Some lenders offer lender-paid PMI, where the lender covers the PMI cost in exchange for a slightly higher interest rate. This can be beneficial if:

  • You plan to stay in the home long-term (the higher rate may be offset by no monthly PMI).
  • You prefer predictable payments (LPMI is built into the rate, so it doesn't change).

Trade-off: You'll pay more interest over the life of the loan, and LPMI cannot be removed.

8. Consider a Piggyback Loan

A piggyback loan (or 80-10-10 loan) involves taking out a second mortgage to cover part of the down payment, allowing you to avoid PMI. For example:

  • First mortgage: 80% of home value.
  • Second mortgage: 10% of home value.
  • Down payment: 10% of home value.

Pros: No PMI, lower monthly payments on the first mortgage.

Cons: Second mortgage has a higher interest rate, and you'll have two loans to manage.

Interactive FAQ

What is PMI, and why do I have to pay it?

Private Mortgage Insurance (PMI) is a type of insurance that protects the lender if you default on your conventional mortgage. It is typically required when your down payment is less than 20% of the home's purchase price. PMI does not protect you as the borrower; it only benefits the lender. However, it enables you to buy a home with a smaller down payment, which can be advantageous if you don't have enough savings for a 20% down payment.

How is PMI different from mortgage insurance on FHA loans?

PMI is specific to conventional loans and can be removed once you reach 20% equity in your home. In contrast, FHA loans require an Upfront Mortgage Insurance Premium (UFMIP) and an annual Mortgage Insurance Premium (MIP). For most FHA loans, MIP cannot be removed unless you refinance to a conventional loan. Additionally, FHA MIP rates are typically higher than PMI rates for borrowers with good credit.

Can I deduct PMI on my taxes?

As of 2024, PMI tax deductibility is not guaranteed. The IRS previously allowed PMI deductions for tax years 2017–2021 under certain income limits, but this provision has expired. Check the latest IRS guidelines or consult a tax professional to confirm if PMI deductions are available for your tax year.

How do I know if my PMI can be removed?

Your PMI can be removed when your loan-to-value (LTV) ratio reaches 80% through regular payments (you can request removal) or 78% (automatic termination by the lender). To check your LTV, divide your current loan balance by your home's current value. If the result is 80% or lower, contact your lender to request PMI removal. You may need to provide an appraisal to confirm your home's value.

What happens if I stop paying PMI before it's automatically removed?

If you stop paying PMI before your LTV reaches 78%, your lender may consider you in default of your loan terms.

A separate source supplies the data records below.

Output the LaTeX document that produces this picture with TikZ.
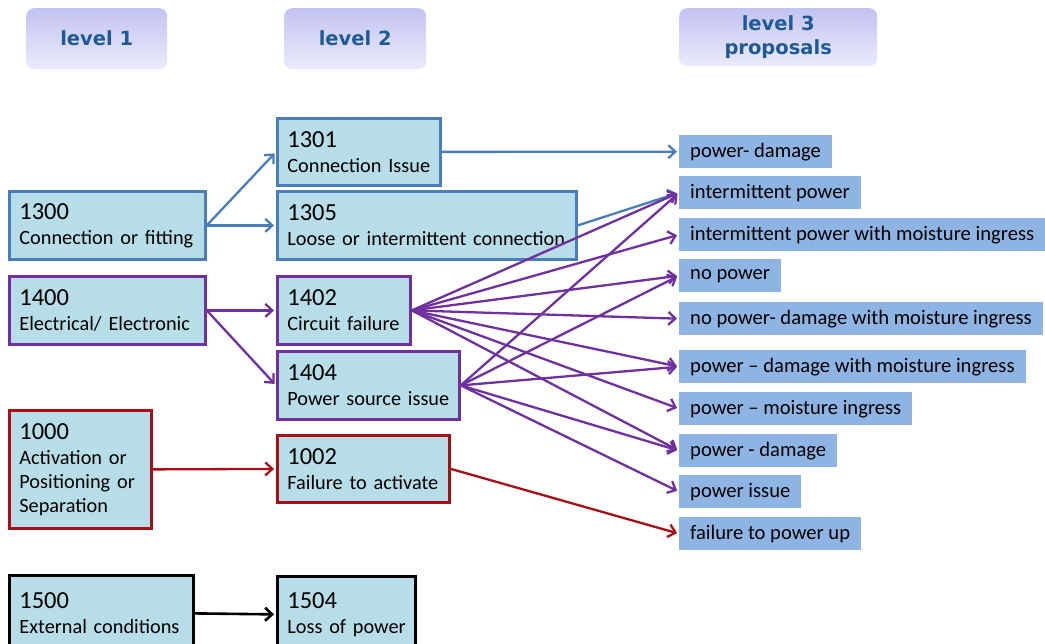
\documentclass[tikz,border=0pt]{standalone}
\usepackage{fontspec}
\setmainfont{Carlito}
\newfontfamily\headfont{DejaVu Sans}
\usetikzlibrary{positioning, arrows.meta}
\usepackage{xcolor}
\definecolor{boxfill}{HTML}{B7DEE8}
\definecolor{propfill}{HTML}{8DB4E2}
\definecolor{bluelink}{HTML}{4A7EBB}
\definecolor{purplelink}{HTML}{7030A0}
\definecolor{redlink}{HTML}{A80F14}
\definecolor{headtext}{HTML}{1F5A96}
\definecolor{headtop}{HTML}{C3C3F2}
\definecolor{headbottom}{HTML}{EBEBFB}
\newcommand{\codenum}[1]{{\fontsize{24.5}{26}\selectfont #1}}

\begin{document}
\begin{tikzpicture}[
    x=1pt, y=-1pt,
    header/.style={rectangle, rounded corners=8pt, top color=headtop, bottom color=headbottom, anchor=north west, align=center, text=headtext, font=\headfont\bfseries\fontsize{19.5}{24}\selectfont},
    codebox/.style={rectangle, draw=#1, line width=2.8pt, fill=boxfill, anchor=north west, align=left, inner xsep=10pt, inner ysep=3pt, minimum height=68pt, font=\fontsize{20.3}{24}\selectfont},
    prop/.style={rectangle, fill=propfill, anchor=north west, inner xsep=11pt, inner ysep=0pt, minimum height=33pt, font=\fontsize{20.6}{24}\selectfont},
    link/.style={draw=#1, line width=2.3pt, -{Straight Barb[length=7pt, width=13pt]}, shorten >=2pt}
]
    \useasboundingbox (0,0) rectangle (1045,644);

    % Level headers
    \node[header, minimum width=141pt, minimum height=61pt] (head1) at (26,8) {level 1};
    \node[header, minimum width=142pt, minimum height=61pt] (head2) at (284,8) {level 2};
    \node[header, minimum width=198pt, minimum height=58pt] (head3) at (679,8) {level 3\\proposals};

    % Level 1
    \node[codebox=bluelink, text width=176pt] (c1300) at (8,190) {\codenum{1300}\\[1pt]Connection or fitting};
    \node[codebox=purplelink, text width=176pt] (c1400) at (8,275) {\codenum{1400}\\[1pt]Electrical/ Electronic};
    \node[codebox=redlink, text width=122pt, minimum height=118pt] (c1000) at (8,409) {\codenum{1000}\\[1pt]Activation or\\Positioning or\\Separation};
    \node[codebox=black, text width=164pt, minimum height=76pt] (c1500) at (8,574) {\codenum{1500}\\[1pt]External conditions\\[6pt]};

    % Level 2
    \node[codebox=bluelink, text width=143pt, minimum height=67pt] (c1301) at (276,117) {\codenum{1301}\\[1pt]Connection Issue};
    \node[codebox=bluelink, text width=279pt] (c1305) at (276,190) {\codenum{1305}\\[1pt]Loose or intermittent connection};
    \node[codebox=purplelink, text width=113pt] (c1402) at (276,275) {\codenum{1402}\\[1pt]Circuit failure};
    \node[codebox=purplelink, text width=162pt] (c1404) at (276,350) {\codenum{1404}\\[1pt]Power source issue};
    \node[codebox=redlink, text width=152pt, minimum height=67pt] (c1002) at (276,434) {\codenum{1002}\\[1pt]Failure to activate};
    \node[codebox=black, text width=118pt, minimum height=76pt] (c1504) at (276,575) {\codenum{1504}\\[1pt]\mbox{Loss of power}\\[6pt]};

    % Level 3 proposals
    \node[prop] (pdamage) at (679,135) {power- damage};
    \node[prop] (pinter) at (679,176) {intermittent power};
    \node[prop] (pintermoist) at (679,218) {intermittent power with moisture ingress};
    \node[prop] (pnone) at (679,259) {no power};
    \node[prop] (pnonemoist) at (679,302) {no power- damage with moisture ingress};
    \node[prop] (pdamagemoist) at (679,350) {power – damage with moisture ingress};
    \node[prop] (pmoist) at (679,392) {power – moisture ingress};
    \node[prop] (pdamage2) at (679,434) {power - damage};
    \node[prop] (pissue) at (679,475) {power issue};
    \node[prop] (pfail) at (679,517) {failure to power up};

    % Connection links
    \draw[link=bluelink] (c1300.east) -- (c1301.west);
    \draw[link=bluelink] (c1300.east) -- (c1305.west);
    \draw[link=bluelink] (c1301.east) -- (pdamage.west);
    \draw[link=bluelink] (c1305.east) -- (pinter.west);

    % Electrical links
    \draw[link=purplelink] (c1400.east) -- (c1402.west);
    \draw[link=purplelink] (c1400.east) -- (c1404.west);
    \foreach \target in {pinter, pintermoist, pnone, pnonemoist, pdamagemoist, pmoist, pdamage2}
        \draw[link=purplelink] (c1402.east) -- (\target.west);
    \foreach \target in {pinter, pnone, pdamagemoist, pdamage2, pissue}
        \draw[link=purplelink] (c1404.east) -- (\target.west);

    % Activation links
    \draw[link=redlink] (c1000.east) -- (c1002.west);
    \draw[link=redlink] (c1002.east) -- (pfail.west);

    % External links
    \draw[link=black, line width=2.6pt] (c1500.east) -- (c1504.west);

\end{tikzpicture}
\end{document}
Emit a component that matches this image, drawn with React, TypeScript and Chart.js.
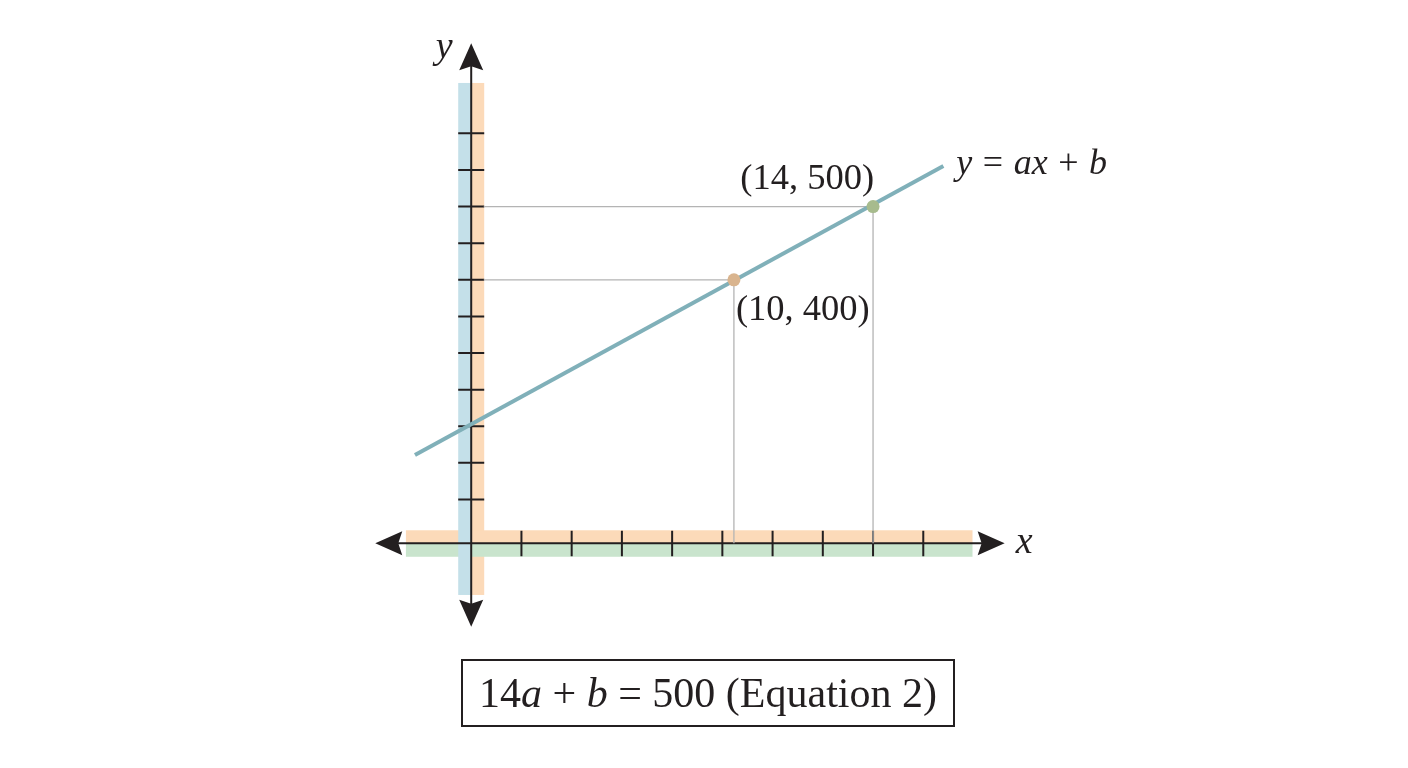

This could lead to penalties or even foreclosure. Always confirm with your lender that your LTV meets the requirements for PMI removal before stopping payments. Automatic termination at 78% LTV is guaranteed by the Homeowners Protection Act (HPA) of 1998.

Does PMI cover me if I lose my job or can't make payments?

No, PMI only protects the lender in case of default. It does not provide any financial protection or assistance to you as the borrower. If you're struggling to make payments, contact your lender to discuss options like forbearance, loan modification, or refinancing. PMI will not help you avoid foreclosure.

Can I get a refund for PMI if I pay off my loan early?

In most cases, no. PMI is typically paid monthly as part of your mortgage payment, and there is no refund for unused portions if you pay off your loan early. However, if you paid an upfront PMI premium (less common), you may be eligible for a partial refund. Check your loan documents or contact your lender for details.